Last year, the USDA was able to help farmers who were hurt thanks to Trump’s trade war with a $12 billion stimulus package. This was done without Congressional approval. There are also programs that are meant to help farmers who have livestock killed in natural disasters, and who can’t plant crops because of the weather. There’s even a program to help remove things left in fields by flooding.
But the stocks of harvested food, mostly soybeans, that were destroyed in the historic floods are in a grey area. Congress would have to pass new legislation in order for farmers to receive aid for these losses.
“It’s not traditionally been covered,” Agriculture Under Secretary Bill Northey told Reuters. “But we’ve not usually had as many losses.”
Indigo Ag, an agriculture technology company, identified 832 on-farm storage bins within flooded Midwest areas. They hold an estimated 5 million to 10 million bushels of corn and soybeans — worth between $17.3 million and $34.6 million — that could have been damaged in the floods, the company told Reuters.
Across the United States, farmers held soybean stocks of 2.716 billion bushels as of March 1, the largest on record for the time period, the USDA said. Corn stocks were the third-largest on record.
Some in Congress are interested in writing legislation to farmers who lost their harvest in the floods, but that could be a long and difficult process, according to Sen. Chuck Grassley, who addressed farmers at a meeting in Iowa.
“If we have to pass a bill to do it, I hate to tell you how long that takes,” Grassley said, according to NBC.
In the past, flood damage to grain has not usually been such a problem. Farmers usually had advance notice of flooding, and were able to move their crops. But after many levees failed across the midwest, floods hit quickly and without warning.
Some farmers tried to move their crops before the floods hit, but found that dirt roads were too damaged by rain.

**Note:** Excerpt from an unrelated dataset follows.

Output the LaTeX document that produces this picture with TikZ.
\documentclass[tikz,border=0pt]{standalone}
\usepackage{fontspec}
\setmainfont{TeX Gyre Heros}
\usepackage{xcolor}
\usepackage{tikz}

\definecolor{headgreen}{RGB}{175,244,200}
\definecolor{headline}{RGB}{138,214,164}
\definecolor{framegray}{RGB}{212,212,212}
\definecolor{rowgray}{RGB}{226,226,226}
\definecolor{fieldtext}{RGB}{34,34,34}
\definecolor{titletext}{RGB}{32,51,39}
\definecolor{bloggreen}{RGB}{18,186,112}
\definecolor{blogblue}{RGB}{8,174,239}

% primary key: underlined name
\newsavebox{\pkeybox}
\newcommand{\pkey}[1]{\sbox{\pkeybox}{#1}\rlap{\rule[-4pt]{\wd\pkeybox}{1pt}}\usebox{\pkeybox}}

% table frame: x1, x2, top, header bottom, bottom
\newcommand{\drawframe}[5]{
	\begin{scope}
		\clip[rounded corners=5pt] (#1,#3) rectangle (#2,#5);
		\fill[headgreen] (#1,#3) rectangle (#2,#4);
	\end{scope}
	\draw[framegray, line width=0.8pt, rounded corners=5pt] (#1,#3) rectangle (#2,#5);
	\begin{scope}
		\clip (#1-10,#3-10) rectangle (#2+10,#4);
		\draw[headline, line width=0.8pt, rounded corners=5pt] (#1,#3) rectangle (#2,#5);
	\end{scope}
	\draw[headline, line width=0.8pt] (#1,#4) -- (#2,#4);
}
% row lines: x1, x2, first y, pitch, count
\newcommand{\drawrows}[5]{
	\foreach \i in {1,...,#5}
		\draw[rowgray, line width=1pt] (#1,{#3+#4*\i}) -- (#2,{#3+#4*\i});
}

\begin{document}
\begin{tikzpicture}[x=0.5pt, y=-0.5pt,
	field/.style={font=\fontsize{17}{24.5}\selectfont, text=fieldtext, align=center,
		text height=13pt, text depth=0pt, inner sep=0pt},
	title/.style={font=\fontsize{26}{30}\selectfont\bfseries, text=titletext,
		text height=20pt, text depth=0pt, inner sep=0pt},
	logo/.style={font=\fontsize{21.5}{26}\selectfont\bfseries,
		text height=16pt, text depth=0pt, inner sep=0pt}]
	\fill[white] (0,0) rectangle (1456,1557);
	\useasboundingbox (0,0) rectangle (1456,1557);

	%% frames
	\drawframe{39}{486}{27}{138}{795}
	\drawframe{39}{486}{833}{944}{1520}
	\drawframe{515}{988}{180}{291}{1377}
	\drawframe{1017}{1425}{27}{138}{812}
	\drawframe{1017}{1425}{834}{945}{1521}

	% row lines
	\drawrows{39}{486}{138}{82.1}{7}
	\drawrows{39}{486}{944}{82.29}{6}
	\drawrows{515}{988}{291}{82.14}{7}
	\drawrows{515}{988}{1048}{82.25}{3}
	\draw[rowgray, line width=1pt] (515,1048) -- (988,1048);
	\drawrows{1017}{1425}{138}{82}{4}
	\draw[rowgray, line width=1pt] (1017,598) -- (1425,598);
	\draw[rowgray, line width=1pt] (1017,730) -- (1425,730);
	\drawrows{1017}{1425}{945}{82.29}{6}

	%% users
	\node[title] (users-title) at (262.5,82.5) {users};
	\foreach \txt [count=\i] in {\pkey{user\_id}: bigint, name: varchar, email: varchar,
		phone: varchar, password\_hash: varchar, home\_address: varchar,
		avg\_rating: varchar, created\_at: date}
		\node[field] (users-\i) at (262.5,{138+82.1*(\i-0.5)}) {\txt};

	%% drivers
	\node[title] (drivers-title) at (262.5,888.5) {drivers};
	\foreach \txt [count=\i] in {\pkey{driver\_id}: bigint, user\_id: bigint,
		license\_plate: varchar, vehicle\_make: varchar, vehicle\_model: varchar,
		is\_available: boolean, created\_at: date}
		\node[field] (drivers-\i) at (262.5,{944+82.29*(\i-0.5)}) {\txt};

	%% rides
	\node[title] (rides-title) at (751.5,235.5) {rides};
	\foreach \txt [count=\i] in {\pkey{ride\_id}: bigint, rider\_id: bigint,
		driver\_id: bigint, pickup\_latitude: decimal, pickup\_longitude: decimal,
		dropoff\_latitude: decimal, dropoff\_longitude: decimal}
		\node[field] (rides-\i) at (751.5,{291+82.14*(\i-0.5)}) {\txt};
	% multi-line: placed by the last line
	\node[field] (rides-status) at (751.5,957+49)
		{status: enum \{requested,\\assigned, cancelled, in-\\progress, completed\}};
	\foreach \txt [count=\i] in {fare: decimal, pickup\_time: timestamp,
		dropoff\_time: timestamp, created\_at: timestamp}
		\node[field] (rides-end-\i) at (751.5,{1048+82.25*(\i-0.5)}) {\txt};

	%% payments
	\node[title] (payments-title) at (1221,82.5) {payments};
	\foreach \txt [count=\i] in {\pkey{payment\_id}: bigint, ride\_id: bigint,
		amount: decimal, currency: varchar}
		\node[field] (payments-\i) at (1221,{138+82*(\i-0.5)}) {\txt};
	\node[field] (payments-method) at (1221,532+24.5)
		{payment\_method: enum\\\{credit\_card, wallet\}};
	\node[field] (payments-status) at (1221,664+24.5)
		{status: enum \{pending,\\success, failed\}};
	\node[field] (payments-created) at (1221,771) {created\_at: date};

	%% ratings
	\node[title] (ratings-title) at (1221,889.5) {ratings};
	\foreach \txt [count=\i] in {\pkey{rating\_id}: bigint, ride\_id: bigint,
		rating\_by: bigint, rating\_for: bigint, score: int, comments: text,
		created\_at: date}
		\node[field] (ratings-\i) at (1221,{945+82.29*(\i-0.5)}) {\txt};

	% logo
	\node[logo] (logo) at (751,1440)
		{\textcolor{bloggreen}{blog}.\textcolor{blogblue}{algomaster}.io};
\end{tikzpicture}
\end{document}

“We were just hurrying like hell,” Don Rief, a farmer who had 60,000 bushels of grain damaged by the storms, told Reuters. “Hopefully USDA will come in and minimize some of the damage.”
“This is clearly a gap that we think needs to be addressed,” Iowa agriculture secretary Mike Naig told Reuters.

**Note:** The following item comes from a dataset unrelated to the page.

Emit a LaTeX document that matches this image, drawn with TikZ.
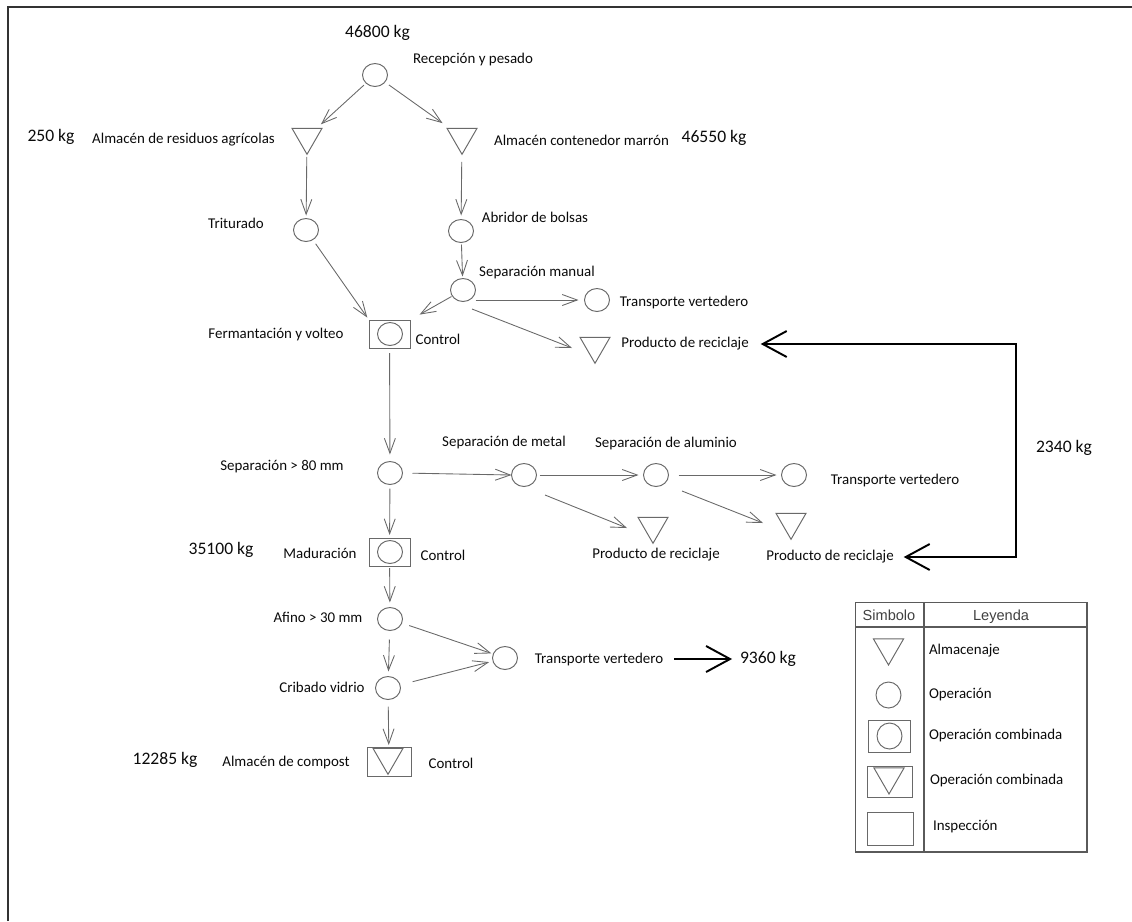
\documentclass[tikz,border=0pt]{standalone}
\usepackage{fontspec}
\setmainfont{Carlito}
\newfontfamily\hdrfont{Liberation Sans}
\usetikzlibrary{arrows.meta,shapes.geometric,calc}
\definecolor{ln}{RGB}{105,105,105}
\definecolor{txt}{RGB}{10,10,10}
\definecolor{lg}{RGB}{90,90,90}
\begin{document}
\begin{tikzpicture}[x=0.02cm,y=-0.02cm,
  every node/.style={inner sep=0pt, outer sep=0pt},
  lbl/.style={font=\fontsize{8.5}{10}\selectfont, text=txt},
  kg/.style={font=\fontsize{10}{12}\selectfont, text=txt},
  hdr/.style={font=\hdrfont\fontsize{8.3}{10}\selectfont, text=black!75},
  op/.style={ellipse, draw=ln, line width=0.55pt, minimum width=0.5cm, minimum height=0.46cm},
  store/.style={regular polygon, regular polygon sides=3, shape border rotate=180, draw=ln, line width=0.55pt, minimum size=0.692cm},
  combo/.style={rectangle, draw=ln, line width=0.55pt, minimum width=0.82cm, minimum height=0.56cm},
  flow/.style={draw=ln, line width=0.5pt, -{Straight Barb[length=0.3cm,width=0.22cm]}},
  big/.style={draw=black, line width=1.1pt},
  bigboth/.style={big, {Straight Barb[length=0.48cm,width=0.52cm]}-{Straight Barb[length=0.48cm,width=0.52cm]}},
  bigone/.style={big, -{Straight Barb[length=0.48cm,width=0.52cm]}},
]
\useasboundingbox (0,0) rectangle (1132,921);
% frame
\coordinate (fbl) at (8,921);
\coordinate (ftl) at (8,7);
\coordinate (ftr) at (1132,7);
\draw[black!80, line width=0.6pt] (fbl) -- (ftl) -- (ftr);

% operations
\node[op] (rec) at (375,75) {};
\node[store] (t1) at (307,137) {};
\node[store] (t2) at (462,137) {};
\node[op] (trit) at (306,230) {};
\node[op] (abr) at (461,231) {};
\node[op] (sman) at (463,290) {};
\node[op] (tv1) at (597,300) {};
\node[store] (prod0) at (595,346) {};
\node[combo] (ferm) at (389.5,334) {};
\node[op] (fermc) at (390,334) {};
\node[op] (sep80) at (390,473) {};
\node[op] (met) at (524,475) {};
\node[op] (alu) at (656,475) {};
\node[op] (tv2) at (794,475) {};
\node[store] (prod1) at (653,526) {};
\node[store] (prod2) at (791,522) {};
\node[combo] (mad) at (389.5,552) {};
\node[op] (madc) at (390,552) {};
\node[op] (afi) at (390,619) {};
\node[op] (cri) at (388,688) {};
\node[op] (tv3) at (505,658) {};
\node[combo, minimum width=0.88cm, minimum height=0.58cm] (comp) at (389,761.5) {};
\node[store] (compt) at (388,757) {};

% labels
\node[kg] (kg1) at (377.5,33) {46800 kg};
\node[lbl] (lrec) at (473,60) {Recepción y pesado};
\node[kg] (kg2) at (51,137) {250 kg};
\node[lbl] (lt1) at (183.5,140) {Almacén de residuos agrícolas};
\node[lbl] (lt2) at (581.5,140) {Almacén contenedor marrón};
\node[kg] (kg3) at (714,138) {46550 kg};
\node[lbl] (ltrit) at (236,223) {Triturado};
\node[lbl] (labr) at (535,217) {Abridor de bolsas};
\node[lbl] (lsman) at (537,273) {Separación manual};
\node[lbl] (ltv1) at (684,303) {Transporte vertedero};
\node[lbl] (lprod0) at (685,344) {Producto de reciclaje};
\node[lbl] (lferm) at (276,335) {Fermantación y volteo};
\node[lbl] (cferm) at (438,339) {Control};
\node[lbl] (lsep80) at (282,467) {Separación > 80 mm};
\node[lbl] (lmet) at (504,443) {Separación de metal};
\node[lbl] (lalu) at (666,444) {Separación de aluminio};
\node[lbl] (ltv2) at (895,481) {Transporte vertedero};
\node[lbl] (lprod1) at (656,555) {Producto de reciclaje};
\node[lbl] (lprod2) at (830,557) {Producto de reciclaje};
\node[kg] (kg4) at (1064,448) {2340 kg};
\node[kg] (kg5) at (221,550) {35100 kg};
\node[lbl] (lmad) at (320,553) {Maduración};
\node[lbl] (cmad) at (443,555) {Control};
\node[lbl] (lafi) at (318,617) {Afino > 30 mm};
\node[lbl] (lcri) at (322,687) {Cribado vidrio};
\node[lbl] (ltv3) at (599,659) {Transporte vertedero};
\node[kg] (kg6) at (768,659) {9360 kg};
\node[kg] (kg7) at (165,760) {12285 kg};
\node[lbl] (lcomp) at (286,762) {Almacén de compost};
\node[lbl] (ccomp) at (451,763) {Control};

% flows
\draw[flow, shorten <=0.06cm, shorten >=0.12cm] (rec) -- (t1);
\draw[flow, shorten <=0.1cm, shorten >=0.18cm] (rec) -- (t2);
\draw[flow, shorten <=0.06cm, shorten >=0.06cm] (t1) -- (trit);
\draw[flow, shorten <=0.16cm, shorten >=0.08cm] (t2) -- (abr);
\draw[flow, shorten <=0.1cm, shorten >=0.06cm] (trit) -- (ferm.north west);
\draw[flow, shorten <=0.04cm, shorten >=0.04cm] (abr) -- (sman);
\draw[flow, shorten <=0.02cm, shorten >=0.22cm] (sman) -- (ferm.north east);
\draw[flow, shorten >=0.12cm] (sman.east |- tv1.west) -- (tv1.west);
\draw[flow] ($(sman)+(9,19)$) -- ($(prod0.west)+(-13,2)$);
\draw[flow, shorten <=0.1cm, shorten >=0.14cm] (ferm) -- (sep80);
\draw[flow, shorten <=0.2cm] (sep80.east) -- (met.west);
\draw[flow, shorten <=0.06cm, shorten >=0.1cm] (met) -- (alu);
\draw[flow] ($(met)+(21,20)$) -- ($(prod1)+(-26,2)$);
\draw[flow, shorten <=0.2cm, shorten >=0.1cm] (alu) -- (tv2);
\draw[flow] ($(alu)+(26,16)$) -- ($(prod2)+(-28,1)$);
\draw[flow, shorten <=0.08cm, shorten >=0.06cm] (sep80) -- (mad);
\draw[flow, shorten <=0.04cm, shorten >=0.1cm] (mad) -- (afi);
\draw[flow, shorten <=0.18cm, shorten >=0.1cm] (afi) -- (cri);
\draw[flow, shorten <=0.16cm, shorten >=0.04cm] (afi) -- (tv3);
\draw[flow, shorten <=0.26cm, shorten >=0.08cm] (cri) -- (tv3);
\draw[flow, shorten <=0.14cm, shorten >=0.04cm] (cri) -- (comp);

% thick arrows
\coordinate (loopc) at (1016,450);
\draw[bigboth, shorten <=0.24cm, shorten >=0.2cm] (lprod0.east) -| (loopc) |- (lprod2.east);
\draw[bigone, shorten <=0.22cm, shorten >=0.16cm] (ltv3.east) -- (kg6.west);

% legend
\node[draw=lg, line width=0.6pt, minimum width=4.64cm, minimum height=5cm] (legend) at (971,727) {};
\coordinate (hl) at (855,627);
\coordinate (vl) at (924,602);
\draw[lg, line width=0.6pt] (hl) -- (hl -| legend.east);
\draw[lg, line width=0.6pt] (vl) -- (vl |- legend.south);
\node[hdr] (hsim) at (889,615) {Simbolo};
\node[hdr] (hley) at (1001,617) {Leyenda};
\node[store, minimum size=0.7cm] (ls1) at (888.5,647.5) {};
\node[op, minimum height=0.52cm] (ls2) at (888.5,695) {};
\node[combo, minimum width=0.84cm, minimum height=0.64cm] (ls3) at (889,736) {};
\node[op, minimum height=0.52cm] (ls3c) at (889.5,736) {};
\node[combo, minimum width=0.9cm, minimum height=0.62cm] (ls4) at (889.5,781.5) {};
\node[store, minimum size=0.7cm] (ls4t) at (889,776.5) {};
\node[combo, minimum width=0.92cm, minimum height=0.66cm] (ls5) at (890,828.5) {};
\node[lbl, anchor=west] (ll1) at (929,651) {Almacenaje};
\node[lbl, anchor=west] (ll2) at (929,695) {Operación};
\node[lbl, anchor=west] (ll3) at (929,735) {Operación combinada};
\node[lbl, anchor=west] (ll4) at (930,780) {Operación combinada};
\node[lbl, anchor=west] (ll5) at (933,827) {Inspección};
\end{tikzpicture}
\end{document}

“We can’t keep this up and make a living,” farmer Michael Peters told the New York Times.
The floods impacted 416,000 acres of farmland in Iowa alone. About 309,000 of those acres will qualify for the program that helps farmers remove debris from fields after floods. Amanda De Jong, state executive director for the USDA Iowa Farm Service Agency, said that project should cost about $34 million.

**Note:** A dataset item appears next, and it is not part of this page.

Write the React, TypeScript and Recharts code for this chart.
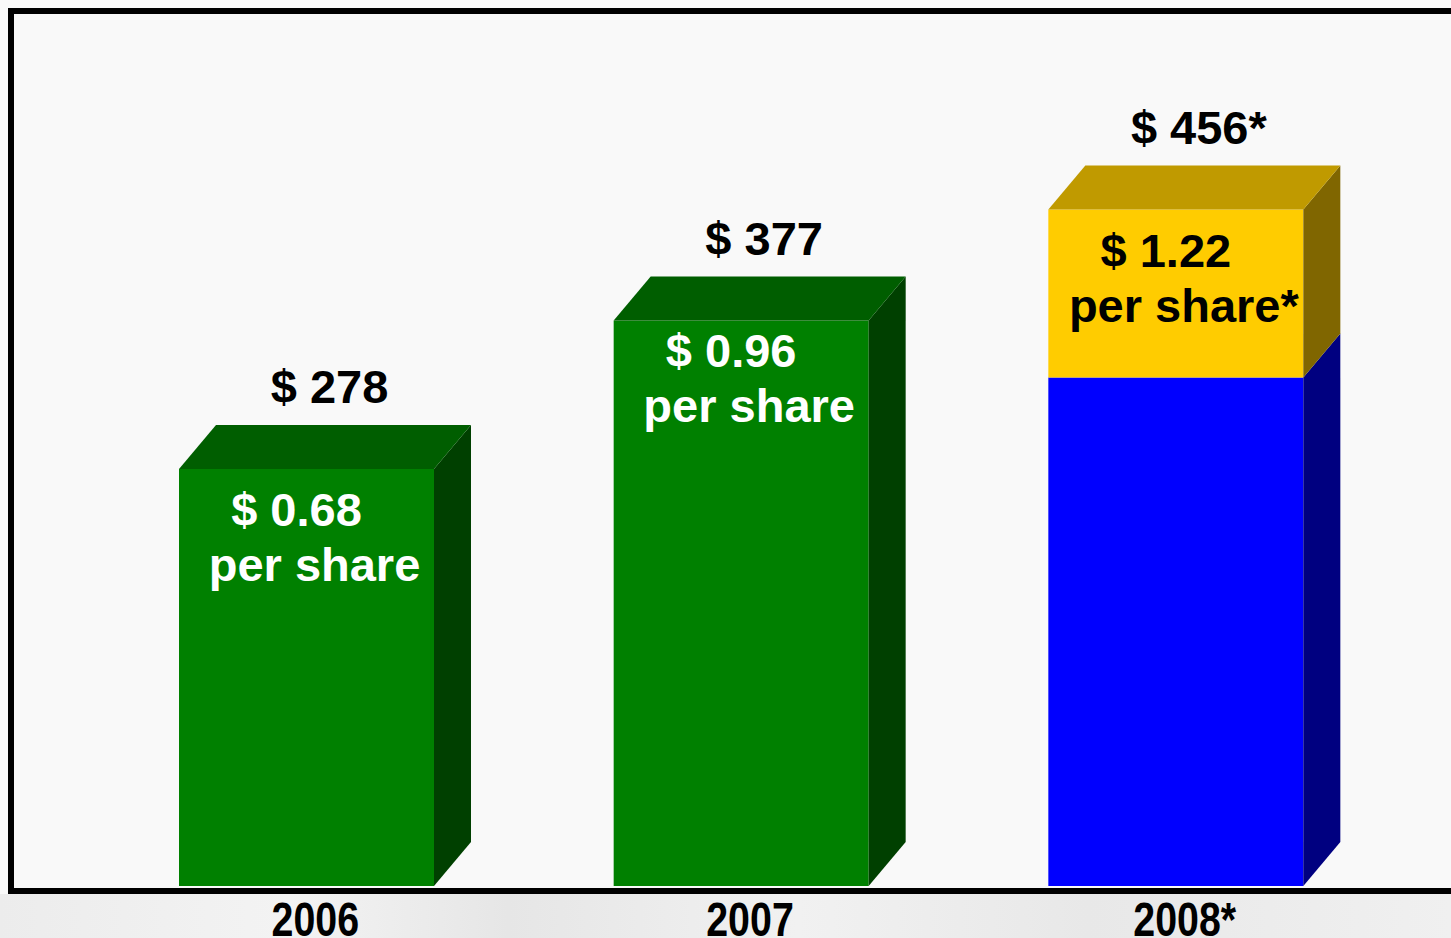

Northey says farmers are now worried about being able to deliver their promised amount of crops to grain elevators.
“They spent all last year raising that crop, putting it in the bin and they maybe already have it marketed,” Northey said in his statement. “And now they’re going to have to spend time just to get rid of it—just to clean the place up.”
The floods haven’t just impacted farmers. Many homes and businesses were damaged across over a dozen states, and there was a devastating impact on Native American reservations.
Until the levees are fixed, a project which could cost $80 billion, this is going to continue to be a problem.
“When the next one comes along bigger, they either fail or are overtopped again,” Nicholas Pinter, a river flooding expert at UC Davis, told the Times.